◆ Written task
Return each line of the data below exactly, omitting any pictures.
· · · ·
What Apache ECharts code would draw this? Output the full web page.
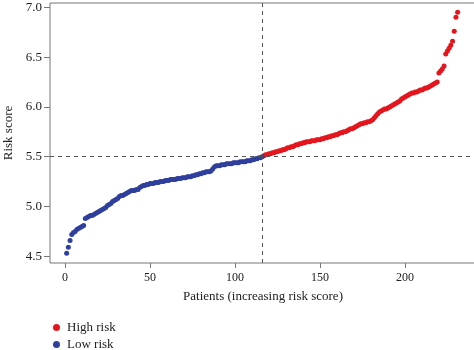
<!DOCTYPE html>
<html>
<head>
<meta charset="utf-8">
<script src="https://cdn.jsdelivr.net/npm/echarts@6/dist/echarts.min.js"></script>
<style>
  html, body { margin: 0; padding: 0; background: #fff; }
  #chart { width: 474px; height: 350px; }
</style>
</head>
<body>
<div id="chart"></div>
<script>
// risk scores, sorted ascending (patients 1..116 low risk, 117..231 high risk)
var lowRisk = [
  4.53, 4.59, 4.66, 4.72, 4.74, 4.75, 4.77, 4.78, 4.79, 4.80,
  4.81, 4.88, 4.89, 4.90, 4.91, 4.91, 4.92, 4.93, 4.94, 4.95,
  4.96, 4.97, 4.98, 4.99, 5.01, 5.02, 5.03, 5.05, 5.06, 5.07,
  5.08, 5.10, 5.11, 5.11, 5.12, 5.13, 5.14, 5.15, 5.16, 5.16,
  5.16, 5.17, 5.17, 5.19, 5.20, 5.21, 5.21, 5.22, 5.22, 5.23,
  5.23, 5.23, 5.24, 5.24, 5.24, 5.25, 5.25, 5.25, 5.26, 5.26,
  5.26, 5.27, 5.27, 5.27, 5.27, 5.28, 5.28, 5.28, 5.29, 5.29,
  5.29, 5.30, 5.30, 5.30, 5.31, 5.31, 5.32, 5.32, 5.33, 5.33,
  5.34, 5.34, 5.35, 5.35, 5.35, 5.36, 5.38, 5.40, 5.41, 5.41,
  5.41, 5.42, 5.42, 5.42, 5.43, 5.43, 5.43, 5.43, 5.44, 5.44,
  5.44, 5.44, 5.45, 5.45, 5.45, 5.45, 5.46, 5.46, 5.46, 5.47,
  5.47, 5.48, 5.48, 5.49, 5.49, 5.50
];
var highRisk = [
  5.51, 5.52, 5.52, 5.53, 5.53, 5.54, 5.54, 5.55, 5.55, 5.56,
  5.56, 5.57, 5.57, 5.58, 5.59, 5.59, 5.60, 5.60, 5.61, 5.62,
  5.62, 5.63, 5.63, 5.64, 5.64, 5.65, 5.65, 5.65, 5.66, 5.66,
  5.66, 5.67, 5.67, 5.67, 5.68, 5.68, 5.69, 5.69, 5.70, 5.70,
  5.71, 5.71, 5.72, 5.72, 5.73, 5.74, 5.74, 5.75, 5.75, 5.76,
  5.77, 5.78, 5.78, 5.79, 5.80, 5.81, 5.82, 5.83, 5.83, 5.84,
  5.84, 5.85, 5.85, 5.86, 5.87, 5.89, 5.91, 5.93, 5.95, 5.96,
  5.97, 5.98, 5.98, 5.99, 6.00, 6.01, 6.02, 6.03, 6.04, 6.05,
  6.06, 6.08, 6.09, 6.10, 6.11, 6.12, 6.13, 6.14, 6.14, 6.15,
  6.15, 6.16, 6.17, 6.17, 6.18, 6.19, 6.19, 6.20, 6.21, 6.22,
  6.23, 6.24, 6.25, 6.34, 6.36, 6.38, 6.41, 6.53, 6.56, 6.59,
  6.62, 6.66, 6.76, 6.90, 6.95
];
var xTicks = [0, 50, 100, 150, 200];
var yTicks = [4.5, 5.0, 5.5, 6.0, 6.5, 7.0];
var cutoffPatient = 116;
var cutoffScore = 5.5;

var FONT = '"Liberation Serif", "DejaVu Serif", serif';
var TEXT = '#222';
var AXIS = '#777';
var RED = '#e4161d';
var BLUE = '#2f3f9c';

function puntos(valores, inicio) {
    return valores.map(function (v, i) { return [inicio + i, v]; });
}

function leyenda(nombre, top) {
    return {
        left: 48, top: top,
        itemWidth: 11, itemHeight: 7,
        icon: 'circle',
        data: [nombre],
        textStyle: { fontFamily: FONT, fontSize: 13, color: TEXT }
    };
}

var chart = echarts.init(document.getElementById('chart'));
chart.setOption({
    animation: false,
    grid: {
        left: 50, right: -2, top: 3, bottom: 87,
        outerBoundsMode: 'none',
        show: true, borderColor: AXIS, borderWidth: 1
    },
    legend: [leyenda('High risk', 316), leyenda('Low risk', 333)],
    xAxis: {
        type: 'value',
        min: -8.8, max: 241.8,
        name: 'Patients (increasing risk score)',
        nameLocation: 'middle', nameGap: 27,
        nameTextStyle: { fontFamily: FONT, fontSize: 13, color: TEXT },
        axisLine: { show: false, onZero: false },
        axisTick: { show: true, length: 5, customValues: xTicks, lineStyle: { color: AXIS } },
        axisLabel: { customValues: xTicks, margin: 9, fontFamily: FONT, fontSize: 12, color: TEXT },
        splitLine: { show: false }
    },
    yAxis: {
        type: 'value',
        min: 4.433, max: 7.043,
        name: 'Risk score',
        nameLocation: 'middle', nameGap: 34,
        nameTextStyle: { fontFamily: FONT, fontSize: 13, color: TEXT },
        axisLine: { show: false, onZero: false },
        axisTick: { show: true, length: 6, customValues: yTicks, lineStyle: { color: AXIS } },
        axisLabel: {
            customValues: yTicks, margin: 8, fontFamily: FONT, fontSize: 13, color: TEXT,
            formatter: function (v) { return v.toFixed(1); }
        },
        splitLine: { show: false }
    },
    series: [{
        name: 'High risk',
        type: 'scatter',
        symbolSize: 5,
        itemStyle: { color: RED, opacity: 1 },
        data: puntos(highRisk, lowRisk.length + 1),
        markLine: {
            silent: true,
            symbol: 'none',
            label: { show: false },
            lineStyle: { color: '#555', type: [4, 4], width: 1 },
            data: [{ xAxis: cutoffPatient }, { yAxis: cutoffScore }]
        }
    }, {
        name: 'Low risk',
        type: 'scatter',
        symbolSize: 5,
        itemStyle: { color: BLUE, opacity: 1 },
        data: puntos(lowRisk, 1)
    }]
});
</script>
</body>
</html>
· · · ·
◆ Completed exercise
What Apache ECharts code would draw this? Output the full web page.
<!DOCTYPE html>
<html>
<head>
<meta charset="utf-8">
<script src="https://cdn.jsdelivr.net/npm/echarts@6/dist/echarts.min.js"></script>
<style>
  html, body { margin: 0; padding: 0; background: #fff; }
  #chart { width: 474px; height: 350px; }
</style>
</head>
<body>
<div id="chart"></div>
<script>
// risk scores, sorted ascending (patients 1..116 low risk, 117..231 high risk)
var lowRisk = [
  4.53, 4.59, 4.66, 4.72, 4.74, 4.75, 4.77, 4.78, 4.79, 4.80,
  4.81, 4.88, 4.89, 4.90, 4.91, 4.91, 4.92, 4.93, 4.94, 4.95,
  4.96, 4.97, 4.98, 4.99, 5.01, 5.02, 5.03, 5.05, 5.06, 5.07,
  5.08, 5.10, 5.11, 5.11, 5.12, 5.13, 5.14, 5.15, 5.16, 5.16,
  5.16, 5.17, 5.17, 5.19, 5.20, 5.21, 5.21, 5.22, 5.22, 5.23,
  5.23, 5.23, 5.24, 5.24, 5.24, 5.25, 5.25, 5.25, 5.26, 5.26,
  5.26, 5.27, 5.27, 5.27, 5.27, 5.28, 5.28, 5.28, 5.29, 5.29,
  5.29, 5.30, 5.30, 5.30, 5.31, 5.31, 5.32, 5.32, 5.33, 5.33,
  5.34, 5.34, 5.35, 5.35, 5.35, 5.36, 5.38, 5.40, 5.41, 5.41,
  5.41, 5.42, 5.42, 5.42, 5.43, 5.43, 5.43, 5.43, 5.44, 5.44,
  5.44, 5.44, 5.45, 5.45, 5.45, 5.45, 5.46, 5.46, 5.46, 5.47,
  5.47, 5.48, 5.48, 5.49, 5.49, 5.50
];
var highRisk = [
  5.51, 5.52, 5.52, 5.53, 5.53, 5.54, 5.54, 5.55, 5.55, 5.56,
  5.56, 5.57, 5.57, 5.58, 5.59, 5.59, 5.60, 5.60, 5.61, 5.62,
  5.62, 5.63, 5.63, 5.64, 5.64, 5.65, 5.65, 5.65, 5.66, 5.66,
  5.66, 5.67, 5.67, 5.67, 5.68, 5.68, 5.69, 5.69, 5.70, 5.70,
  5.71, 5.71, 5.72, 5.72, 5.73, 5.74, 5.74, 5.75, 5.75, 5.76,
  5.77, 5.78, 5.78, 5.79, 5.80, 5.81, 5.82, 5.83, 5.83, 5.84,
  5.84, 5.85, 5.85, 5.86, 5.87, 5.89, 5.91, 5.93, 5.95, 5.96,
  5.97, 5.98, 5.98, 5.99, 6.00, 6.01, 6.02, 6.03, 6.04, 6.05,
  6.06, 6.08, 6.09, 6.10, 6.11, 6.12, 6.13, 6.14, 6.14, 6.15,
  6.15, 6.16, 6.17, 6.17, 6.18, 6.19, 6.19, 6.20, 6.21, 6.22,
  6.23, 6.24, 6.25, 6.34, 6.36, 6.38, 6.41, 6.53, 6.56, 6.59,
  6.62, 6.66, 6.76, 6.90, 6.95
];
var xTicks = [0, 50, 100, 150, 200];
var yTicks = [4.5, 5.0, 5.5, 6.0, 6.5, 7.0];
var cutoffPatient = 116;
var cutoffScore = 5.5;

var FONT = '"Liberation Serif", "DejaVu Serif", serif';
var TEXT = '#222';
var AXIS = '#777';
var RED = '#e4161d';
var BLUE = '#2f3f9c';

function puntos(valores, inicio) {
    return valores.map(function (v, i) { return [inicio + i, v]; });
}

function leyenda(nombre, top) {
    return {
        left: 48, top: top,
        itemWidth: 11, itemHeight: 7,
        icon: 'circle',
        data: [nombre],
        textStyle: { fontFamily: FONT, fontSize: 13, color: TEXT }
    };
}

var chart = echarts.init(document.getElementById('chart'));
chart.setOption({
    animation: false,
    grid: {
        left: 50, right: -2, top: 3, bottom: 87,
        outerBoundsMode: 'none',
        show: true, borderColor: AXIS, borderWidth: 1
    },
    legend: [leyenda('High risk', 316), leyenda('Low risk', 333)],
    xAxis: {
        type: 'value',
        min: -8.8, max: 241.8,
        name: 'Patients (increasing risk score)',
        nameLocation: 'middle', nameGap: 27,
        nameTextStyle: { fontFamily: FONT, fontSize: 13, color: TEXT },
        axisLine: { show: false, onZero: false },
        axisTick: { show: true, length: 5, customValues: xTicks, lineStyle: { color: AXIS } },
        axisLabel: { customValues: xTicks, margin: 9, fontFamily: FONT, fontSize: 12, color: TEXT },
        splitLine: { show: false }
    },
    yAxis: {
        type: 'value',
        min: 4.433, max: 7.043,
        name: 'Risk score',
        nameLocation: 'middle', nameGap: 34,
        nameTextStyle: { fontFamily: FONT, fontSize: 13, color: TEXT },
        axisLine: { show: false, onZero: false },
        axisTick: { show: true, length: 6, customValues: yTicks, lineStyle: { color: AXIS } },
        axisLabel: {
            customValues: yTicks, margin: 8, fontFamily: FONT, fontSize: 13, color: TEXT,
            formatter: function (v) { return v.toFixed(1); }
        },
        splitLine: { show: false }
    },
    series: [{
        name: 'High risk',
        type: 'scatter',
        symbolSize: 5,
        itemStyle: { color: RED, opacity: 1 },
        data: puntos(highRisk, lowRisk.length + 1),
        markLine: {
            silent: true,
            symbol: 'none',
            label: { show: false },
            lineStyle: { color: '#555', type: [4, 4], width: 1 },
            data: [{ xAxis: cutoffPatient }, { yAxis: cutoffScore }]
        }
    }, {
        name: 'Low risk',
        type: 'scatter',
        symbolSize: 5,
        itemStyle: { color: BLUE, opacity: 1 },
        data: puntos(lowRisk, 1)
    }]
});
</script>
</body>
</html>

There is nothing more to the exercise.